* INSTRUCTIONS FOR THE TASK: Retype the data exactly, from its first line to the line containing "(0,0) rectangle (474,518);", including both, and skip any picture.
>> START INFORMATION PROVIDED
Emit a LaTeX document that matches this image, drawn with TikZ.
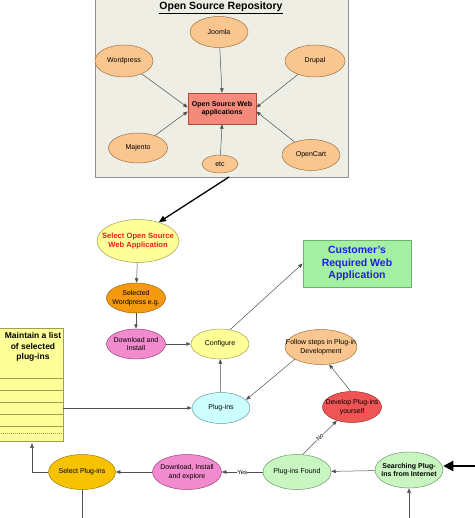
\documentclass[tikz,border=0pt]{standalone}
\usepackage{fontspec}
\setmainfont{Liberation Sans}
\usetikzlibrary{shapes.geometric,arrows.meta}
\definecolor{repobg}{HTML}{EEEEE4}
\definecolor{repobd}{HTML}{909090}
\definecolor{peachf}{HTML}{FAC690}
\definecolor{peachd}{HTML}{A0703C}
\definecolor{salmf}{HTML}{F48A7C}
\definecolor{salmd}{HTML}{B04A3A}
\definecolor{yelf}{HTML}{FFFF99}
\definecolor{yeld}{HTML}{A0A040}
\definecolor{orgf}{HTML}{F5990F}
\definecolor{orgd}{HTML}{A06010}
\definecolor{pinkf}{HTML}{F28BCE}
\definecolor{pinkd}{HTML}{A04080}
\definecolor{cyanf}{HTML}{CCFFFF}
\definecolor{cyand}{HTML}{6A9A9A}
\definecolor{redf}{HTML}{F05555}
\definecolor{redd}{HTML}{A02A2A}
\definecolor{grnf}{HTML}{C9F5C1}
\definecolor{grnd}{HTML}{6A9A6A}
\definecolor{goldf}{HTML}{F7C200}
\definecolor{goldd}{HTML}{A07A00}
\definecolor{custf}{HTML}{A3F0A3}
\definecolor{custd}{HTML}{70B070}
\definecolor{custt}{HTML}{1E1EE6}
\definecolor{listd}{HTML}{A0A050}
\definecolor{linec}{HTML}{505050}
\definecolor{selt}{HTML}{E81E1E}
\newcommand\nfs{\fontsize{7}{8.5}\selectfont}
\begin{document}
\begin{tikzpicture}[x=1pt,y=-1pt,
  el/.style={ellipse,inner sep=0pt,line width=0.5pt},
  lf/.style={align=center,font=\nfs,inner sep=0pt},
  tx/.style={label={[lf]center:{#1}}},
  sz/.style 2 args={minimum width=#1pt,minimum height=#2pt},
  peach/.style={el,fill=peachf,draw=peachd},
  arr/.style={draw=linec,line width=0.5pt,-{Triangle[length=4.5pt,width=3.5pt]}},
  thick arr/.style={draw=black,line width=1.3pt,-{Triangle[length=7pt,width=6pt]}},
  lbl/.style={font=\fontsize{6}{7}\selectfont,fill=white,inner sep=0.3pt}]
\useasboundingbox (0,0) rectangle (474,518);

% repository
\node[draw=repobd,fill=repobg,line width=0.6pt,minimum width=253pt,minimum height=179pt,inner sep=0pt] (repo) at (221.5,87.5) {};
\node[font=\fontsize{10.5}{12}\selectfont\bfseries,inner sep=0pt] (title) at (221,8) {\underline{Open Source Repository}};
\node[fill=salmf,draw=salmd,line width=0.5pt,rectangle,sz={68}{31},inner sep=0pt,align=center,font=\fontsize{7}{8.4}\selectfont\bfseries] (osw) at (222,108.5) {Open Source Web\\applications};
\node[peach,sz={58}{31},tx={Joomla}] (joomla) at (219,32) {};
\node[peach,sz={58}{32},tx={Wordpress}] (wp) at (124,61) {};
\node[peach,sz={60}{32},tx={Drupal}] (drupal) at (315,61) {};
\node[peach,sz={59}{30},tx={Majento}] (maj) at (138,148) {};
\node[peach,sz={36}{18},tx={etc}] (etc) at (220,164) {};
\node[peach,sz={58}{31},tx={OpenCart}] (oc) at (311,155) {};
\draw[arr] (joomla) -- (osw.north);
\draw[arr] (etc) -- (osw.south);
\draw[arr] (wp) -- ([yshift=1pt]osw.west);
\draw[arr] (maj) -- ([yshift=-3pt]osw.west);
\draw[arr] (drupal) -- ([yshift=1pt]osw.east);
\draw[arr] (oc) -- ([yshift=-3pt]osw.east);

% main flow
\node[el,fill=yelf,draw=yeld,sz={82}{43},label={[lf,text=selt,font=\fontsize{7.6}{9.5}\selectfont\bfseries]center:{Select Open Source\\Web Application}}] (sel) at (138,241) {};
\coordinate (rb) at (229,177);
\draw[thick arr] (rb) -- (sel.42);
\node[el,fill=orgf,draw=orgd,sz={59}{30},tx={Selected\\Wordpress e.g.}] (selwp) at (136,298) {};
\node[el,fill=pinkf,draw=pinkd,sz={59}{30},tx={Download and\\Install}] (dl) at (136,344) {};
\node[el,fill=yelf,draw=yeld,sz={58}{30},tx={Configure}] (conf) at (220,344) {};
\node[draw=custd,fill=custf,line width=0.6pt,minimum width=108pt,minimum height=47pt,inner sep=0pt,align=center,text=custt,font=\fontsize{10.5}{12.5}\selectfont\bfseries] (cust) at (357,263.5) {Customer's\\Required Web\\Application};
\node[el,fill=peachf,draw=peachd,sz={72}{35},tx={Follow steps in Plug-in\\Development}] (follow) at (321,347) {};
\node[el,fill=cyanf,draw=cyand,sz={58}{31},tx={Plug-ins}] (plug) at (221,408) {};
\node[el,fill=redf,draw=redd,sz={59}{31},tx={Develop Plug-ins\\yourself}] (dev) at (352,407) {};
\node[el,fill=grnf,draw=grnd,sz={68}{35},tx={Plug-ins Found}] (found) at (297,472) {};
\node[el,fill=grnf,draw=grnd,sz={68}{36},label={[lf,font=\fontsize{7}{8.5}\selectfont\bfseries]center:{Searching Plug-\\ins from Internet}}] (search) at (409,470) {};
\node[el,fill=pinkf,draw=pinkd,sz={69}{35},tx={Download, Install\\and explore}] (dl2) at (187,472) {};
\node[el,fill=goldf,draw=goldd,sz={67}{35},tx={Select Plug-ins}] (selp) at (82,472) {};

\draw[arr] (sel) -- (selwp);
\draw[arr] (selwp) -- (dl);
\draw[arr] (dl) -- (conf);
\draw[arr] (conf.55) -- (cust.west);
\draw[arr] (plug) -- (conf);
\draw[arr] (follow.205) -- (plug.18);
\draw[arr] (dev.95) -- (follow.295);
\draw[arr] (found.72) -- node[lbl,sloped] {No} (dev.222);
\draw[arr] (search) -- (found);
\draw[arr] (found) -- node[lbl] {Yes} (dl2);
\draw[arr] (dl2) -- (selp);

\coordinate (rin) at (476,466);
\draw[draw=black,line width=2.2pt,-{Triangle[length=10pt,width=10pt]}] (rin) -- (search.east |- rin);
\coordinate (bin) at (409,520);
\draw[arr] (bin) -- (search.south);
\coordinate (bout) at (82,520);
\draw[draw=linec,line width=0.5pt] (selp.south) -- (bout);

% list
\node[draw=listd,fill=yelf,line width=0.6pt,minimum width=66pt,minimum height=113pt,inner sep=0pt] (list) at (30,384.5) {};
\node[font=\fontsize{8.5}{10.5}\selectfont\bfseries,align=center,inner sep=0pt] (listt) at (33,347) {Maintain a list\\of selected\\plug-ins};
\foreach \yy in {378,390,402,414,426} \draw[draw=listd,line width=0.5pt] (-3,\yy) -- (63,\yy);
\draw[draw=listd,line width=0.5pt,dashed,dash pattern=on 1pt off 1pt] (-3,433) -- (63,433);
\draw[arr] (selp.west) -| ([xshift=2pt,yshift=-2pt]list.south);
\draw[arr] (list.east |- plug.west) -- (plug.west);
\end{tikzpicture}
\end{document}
>> END INFORMATION PROVIDED
* PROBLEM SOLUTION:
Emit a LaTeX document that matches this image, drawn with TikZ.
\documentclass[tikz,border=0pt]{standalone}
\usepackage{fontspec}
\setmainfont{Liberation Sans}
\usetikzlibrary{shapes.geometric,arrows.meta}
\definecolor{repobg}{HTML}{EEEEE4}
\definecolor{repobd}{HTML}{909090}
\definecolor{peachf}{HTML}{FAC690}
\definecolor{peachd}{HTML}{A0703C}
\definecolor{salmf}{HTML}{F48A7C}
\definecolor{salmd}{HTML}{B04A3A}
\definecolor{yelf}{HTML}{FFFF99}
\definecolor{yeld}{HTML}{A0A040}
\definecolor{orgf}{HTML}{F5990F}
\definecolor{orgd}{HTML}{A06010}
\definecolor{pinkf}{HTML}{F28BCE}
\definecolor{pinkd}{HTML}{A04080}
\definecolor{cyanf}{HTML}{CCFFFF}
\definecolor{cyand}{HTML}{6A9A9A}
\definecolor{redf}{HTML}{F05555}
\definecolor{redd}{HTML}{A02A2A}
\definecolor{grnf}{HTML}{C9F5C1}
\definecolor{grnd}{HTML}{6A9A6A}
\definecolor{goldf}{HTML}{F7C200}
\definecolor{goldd}{HTML}{A07A00}
\definecolor{custf}{HTML}{A3F0A3}
\definecolor{custd}{HTML}{70B070}
\definecolor{custt}{HTML}{1E1EE6}
\definecolor{listd}{HTML}{A0A050}
\definecolor{linec}{HTML}{505050}
\definecolor{selt}{HTML}{E81E1E}
\newcommand\nfs{\fontsize{7}{8.5}\selectfont}
\begin{document}
\begin{tikzpicture}[x=1pt,y=-1pt,
  el/.style={ellipse,inner sep=0pt,line width=0.5pt},
  lf/.style={align=center,font=\nfs,inner sep=0pt},
  tx/.style={label={[lf]center:{#1}}},
  sz/.style 2 args={minimum width=#1pt,minimum height=#2pt},
  peach/.style={el,fill=peachf,draw=peachd},
  arr/.style={draw=linec,line width=0.5pt,-{Triangle[length=4.5pt,width=3.5pt]}},
  thick arr/.style={draw=black,line width=1.3pt,-{Triangle[length=7pt,width=6pt]}},
  lbl/.style={font=\fontsize{6}{7}\selectfont,fill=white,inner sep=0.3pt}]
\useasboundingbox (0,0) rectangle (474,518);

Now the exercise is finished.